Forcas: Yes Sire. Let’s see….normal childhood….college football player…made a movie with the Duke that is usually a straight pass right into heaven….played a priest on Little House on the Prairie and didn’t even bang that slut Half-pint or feel up the blind girl….AH HERE IT IS!.... Look my Lord right here in the 1970 NFL recap.
Lucifer: What let me see. Oh shit. You played on the LA Rams team that beat the New York Giants at home 31-3 to keep them out of the playoffs. No wonder the big guy sent you down here to burn in Hell. He loves the Giants. And the Yankees. You’re seriously fucked boy. Take him away. (Two burly demons grab him away kicking and screaming towards the pits of Hell)

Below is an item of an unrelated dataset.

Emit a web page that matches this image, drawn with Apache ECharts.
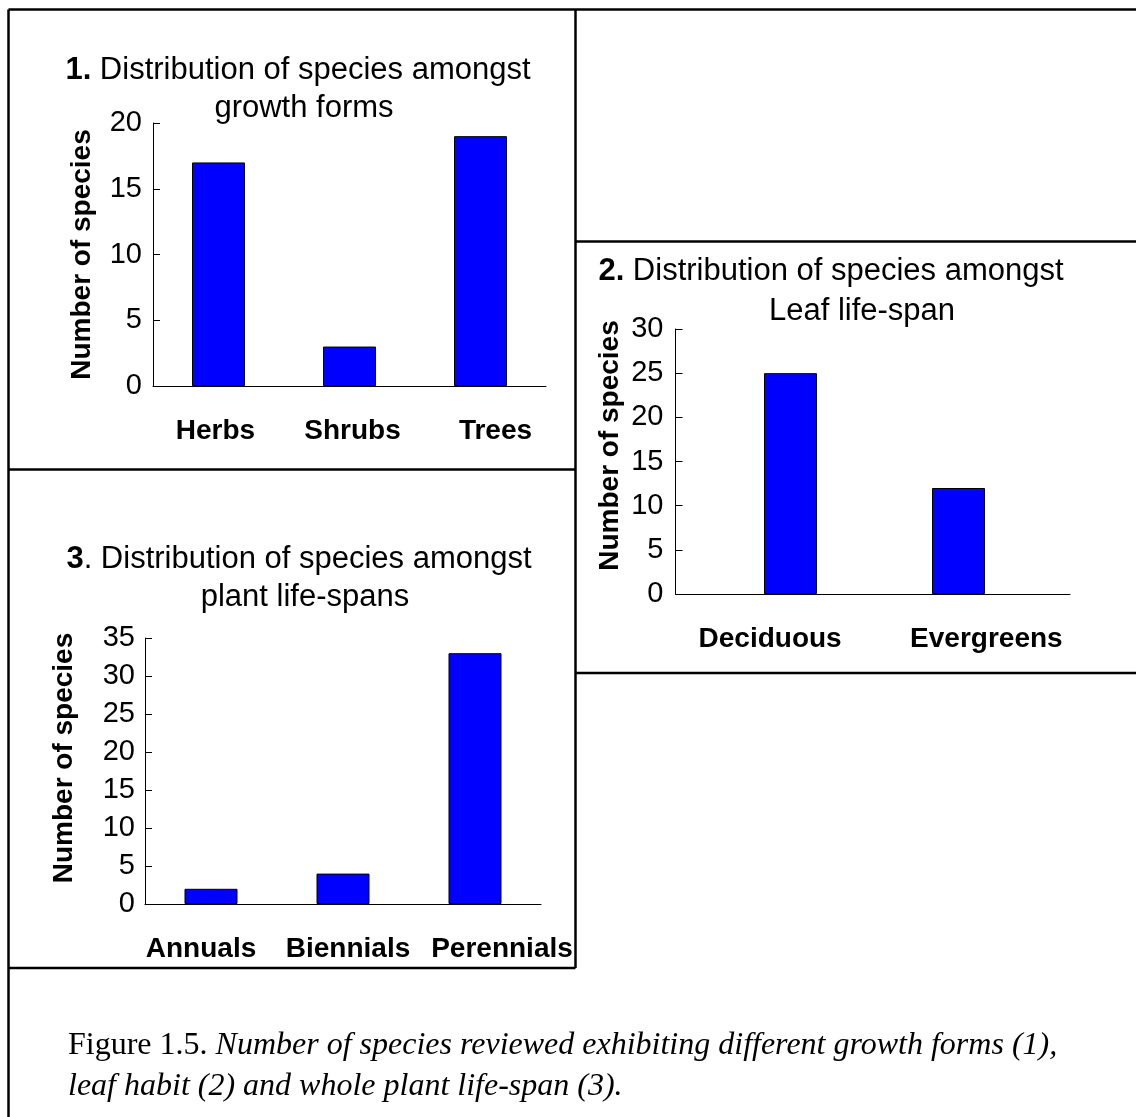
<!DOCTYPE html>
<html>
<head>
<meta charset="utf-8">
<script src="https://cdn.jsdelivr.net/npm/echarts@6/dist/echarts.min.js"></script>
<style>
    html, body { margin: 0; padding: 0; background: #fff; }
    #chart { width: 1136px; height: 1117px; }
</style>
</head>
<body>
<div id="chart"></div>
<script>
// 1. growth forms
const growthForms = ['Herbs', 'Shrubs', 'Trees'];
const growthCounts = [17, 3, 19];
// 2. leaf life-span
const leafHabits = ['Deciduous', 'Evergreens'];
const leafCounts = [25, 12];
// 3. plant life-span
const lifeSpans = ['Annuals', 'Biennials', 'Perennials'];
const lifeSpanCounts = [2, 4, 33];
// y axis tops, ticks every 5
const yMaxes = [20, 30, 35];
const yStep = 5;

const SANS = 'Arial, "Liberation Sans", sans-serif';
const SERIF = '"Times New Roman", "Liberation Serif", serif';
const BLUE = '#0000ff';

// label nudges (px) so the category names sit where Excel put them
function labelData(names, shifts) {
    return names.map(function (n, i) {
        let s = shifts[i] || 0;
        return {
            value: n,
            textStyle: { padding: s >= 0 ? [0, 0, 0, 2 * s] : [0, -2 * s, 0, 0] }
        };
    });
}

function catAxis(gridIndex, names, shifts, hidden) {
    return {
        type: 'category',
        gridIndex: gridIndex,
        data: labelData(names, shifts),
        show: !hidden,
        axisLine: { show: true, lineStyle: { color: '#000', width: 1 } },
        axisTick: { show: false },
        axisLabel: {
            interval: 0, margin: 31, color: '#000',
            fontFamily: SANS, fontSize: 28, fontWeight: 'bold'
        }
    };
}

function valAxis(gridIndex, max, margin, nameGap, nameShift, hidden) {
    return {
        type: 'value',
        gridIndex: gridIndex,
        min: 0, max: max, interval: yStep,
        show: !hidden,
        axisLine: { show: true, lineStyle: { color: '#000', width: 1 } },
        axisTick: { show: true, inside: true, length: 7, lineStyle: { color: '#000' } },
        splitLine: { show: false },
        axisLabel: { margin: margin, color: '#000', fontFamily: SANS, fontSize: 29 },
        name: 'Number of species',
        nameLocation: 'middle',
        nameGap: nameGap,
        nameTextStyle: {
            color: '#000', fontFamily: SANS, fontSize: 28, fontWeight: 'bold',
            lineHeight: 28, padding: [0, 0, 0, nameShift]
        }
    };
}

function barSeries(xi, yi, data) {
    return {
        type: 'bar',
        xAxisIndex: xi,
        yAxisIndex: yi,
        data: data,
        barWidth: 53,
        itemStyle: { color: BLUE, borderColor: '#000', borderWidth: 1 },
        silent: true
    };
}

function titleLine(text, x, y, size) {
    return {
        text: text,
        left: x, top: y,
        textAlign: 'center', textVerticalAlign: 'middle',
        padding: 0,
        textStyle: {
            color: '#000', fontFamily: SANS, fontSize: size, fontWeight: 'normal',
            rich: { b: { color: '#000', fontFamily: SANS, fontSize: size, fontWeight: 'bold' } }
        }
    };
}

function captionLine(text, x, y) {
    return {
        text: text,
        left: x, top: y,
        textAlign: 'left', textVerticalAlign: 'middle',
        padding: 0,
        textStyle: {
            color: '#000', fontFamily: SERIF, fontSize: 32, fontWeight: 'normal',
            rich: {
                r: { color: '#000', fontFamily: SERIF, fontSize: 32 },
                i: { color: '#000', fontFamily: SERIF, fontSize: 32, fontStyle: 'italic' }
            }
        }
    };
}

function frameLine(x1, y1, x2, y2) {
    return {
        type: 'line',
        shape: { x1: x1, y1: y1, x2: x2, y2: y2 },
        style: { stroke: '#000', lineWidth: 2.5 },
        silent: true
    };
}

let chart = echarts.init(document.getElementById('chart'), null, { renderer: 'canvas' });

let option = {
    backgroundColor: '#fff',
    animation: false,
    title: [
        titleLine('{b|1.} Distribution of species amongst', 298, 70, 31),
        titleLine('growth forms', 304, 108, 31),
        titleLine('{b|2.} Distribution of species amongst', 831, 271, 31),
        titleLine('Leaf life-span', 862, 311, 31),
        titleLine('{b|3}. Distribution of species amongst', 299, 559, 31),
        titleLine('plant life-spans', 305, 597, 31),
        captionLine('{r|Figure 1.5.} {i|Number of species reviewed exhibiting different growth forms (1),}', 68, 1046),
        captionLine('{i|leaf habit (2) and whole plant life-span (3).}', 68, 1087)
    ],
    grid: [
        { left: 153, top: 123, width: 393, height: 263 },
        { left: 675.5, top: 329, width: 394.5, height: 265 },
        { left: 706.5, top: 329, width: 336, height: 265 },
        { left: 145, top: 638, width: 396, height: 266 }
    ],
    xAxis: [
        catAxis(0, growthForms, [-3, 3, 15]),
        catAxis(1, leafHabits, [-4, 15]),
        catAxis(2, leafHabits, [0, 0], true),
        catAxis(3, lifeSpans, [-10, 5, 27])
    ],
    yAxis: [
        valAxis(0, yMaxes[0], 11, 57, 0),
        valAxis(1, yMaxes[1], 12, 51, 32),
        valAxis(2, yMaxes[1], 12, 51, 0, true),
        valAxis(3, yMaxes[2], 10, 67, 26)
    ],
    series: [
        barSeries(0, 0, growthCounts),
        barSeries(2, 2, leafCounts),
        barSeries(3, 3, lifeSpanCounts)
    ],
    graphic: {
        elements: [
            frameLine(8.5, 9.5, 1136, 9.5),
            frameLine(8.5, 9.5, 8.5, 1117),
            frameLine(575.5, 9.5, 575.5, 968),
            frameLine(8.5, 469.5, 575.5, 469.5),
            frameLine(8.5, 968, 575.5, 968),
            frameLine(575.5, 241.5, 1136, 241.5),
            frameLine(575.5, 673, 1136, 673)
        ]
    }
};

chart.setOption(option);
</script>
</body>
</html>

Forcas: Very nice milord. Where should we put him?
Lucifer: I know. Throw him in the Red Sox wing with the disembodied head of Ted Williams. That ought to freak his ass out. Man it freaks me out.
7 comments:
Dick Enberg was wonderfully boring.
Trooper that is some funny shit. Give up the accounting chief and start writing some copy for the Comedy Channel.

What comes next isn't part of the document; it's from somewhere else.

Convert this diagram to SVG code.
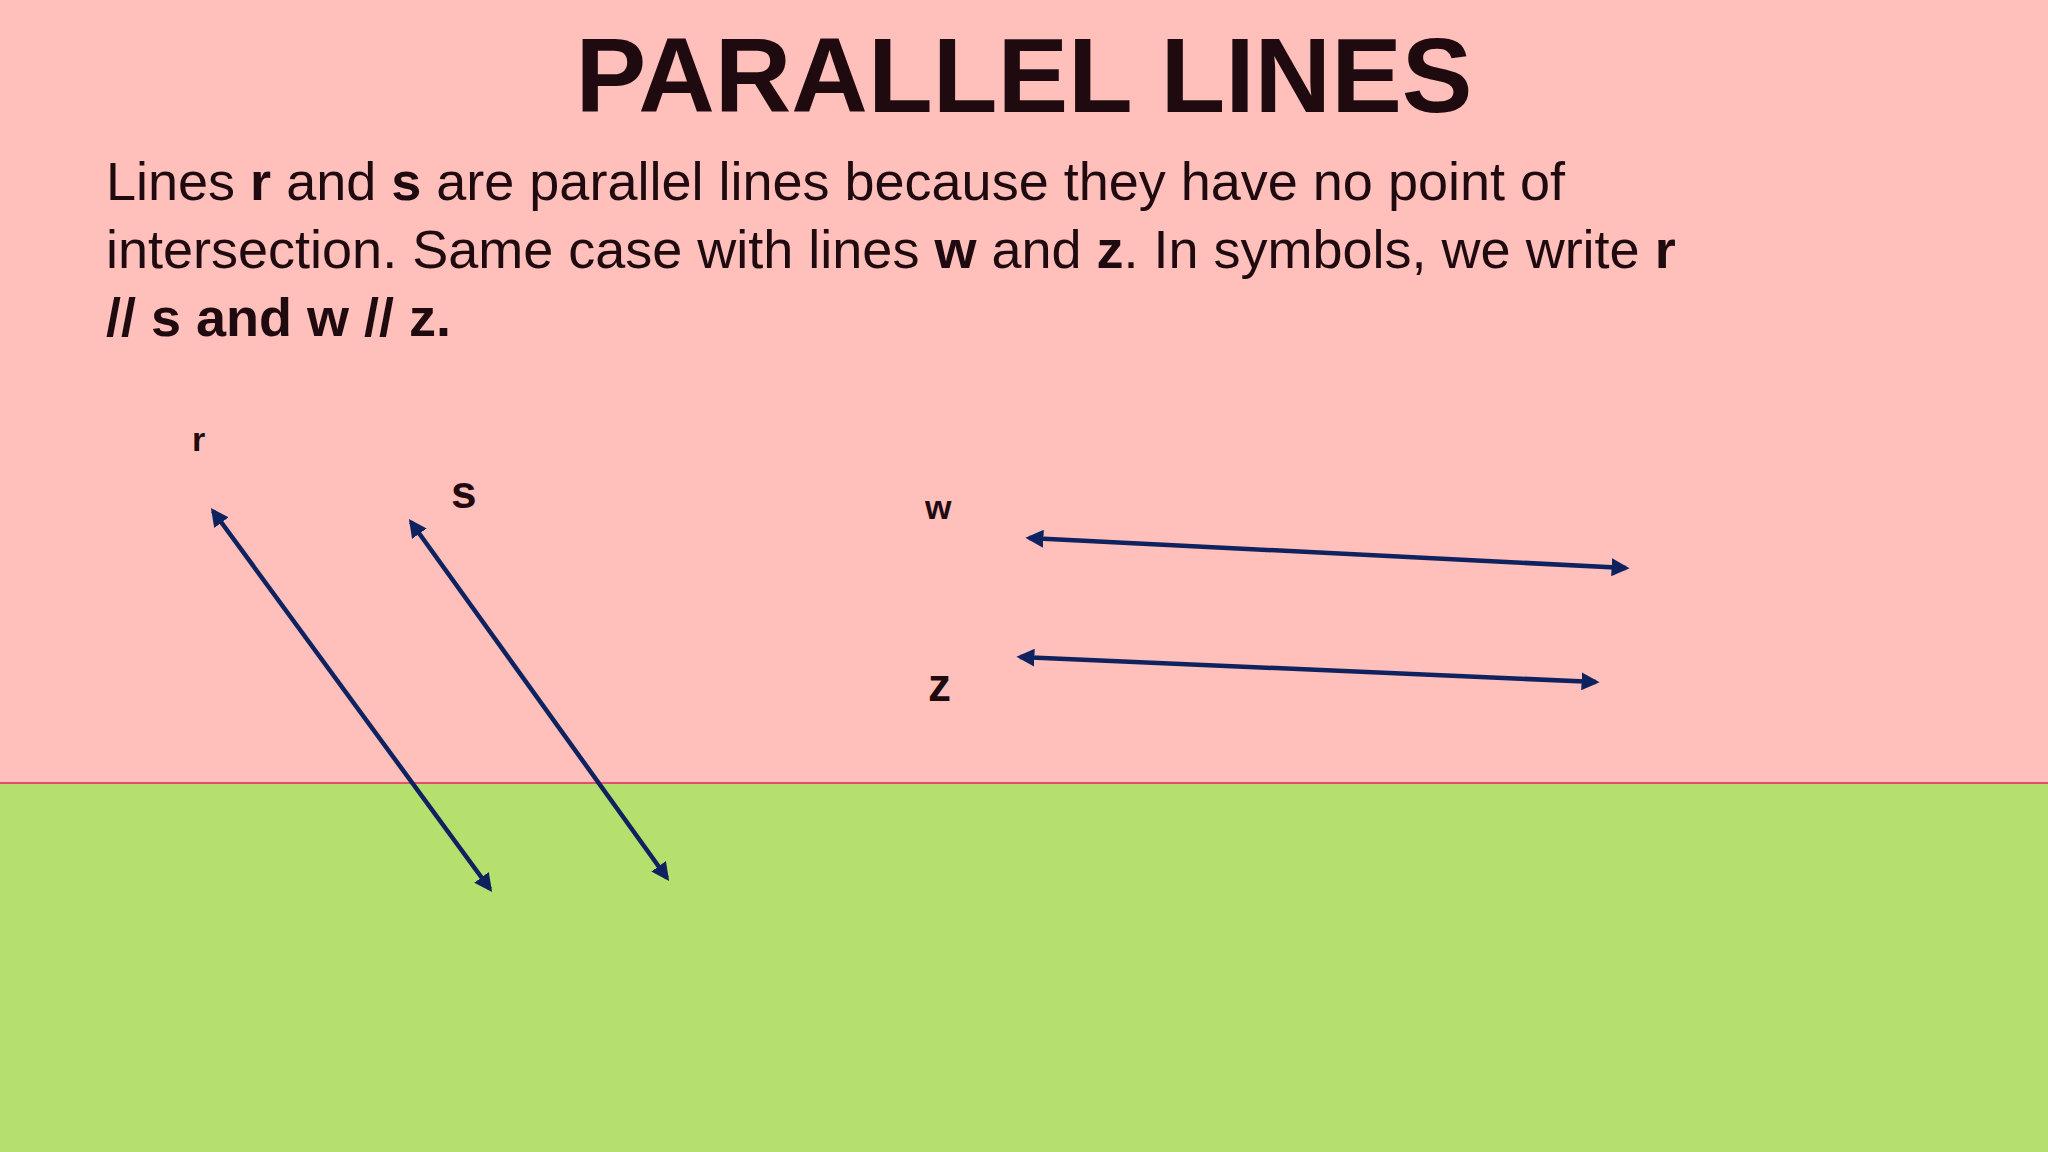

Well, if God is a Yankees fan, then the devil better start warming me up a seat.
So to speak.
Not that there's anything wrong, per se, about being a Yankees fan.
I just have to weigh whether an eternity of damnation and the fires of Hell are worth failing to root for a damn Yankee.
I guess I'm stuck with the fires of Hell.
I might even try out for that announcer gig.
"Hey y'all, Satan sez that next one of y'all he catches fartin' in the fires a' Hell is due some big punishment. A diet of beans and a cork."
Nah, maybe I ain't cut out for that.
Being a Mets fan, I've done my time in Purgatory.
I (voluntarily) read Catcher in the Rye over Christmas break my freshman year of college. Honest to goodness, I realized that my roommate was in all likelihood the inspiration for Holden Caulfield. He was nuttier than squirrel shit.
Well Sixty Grit uninformed as usual. The official New York Yankee cap is navy blue not black. A very deep navy blue but navy blue all the same.
About as blue as all the losers who live in losertown and can't root for the one, the only WORLD CHAMPION NEW YORK YANKEES!!!!!!!!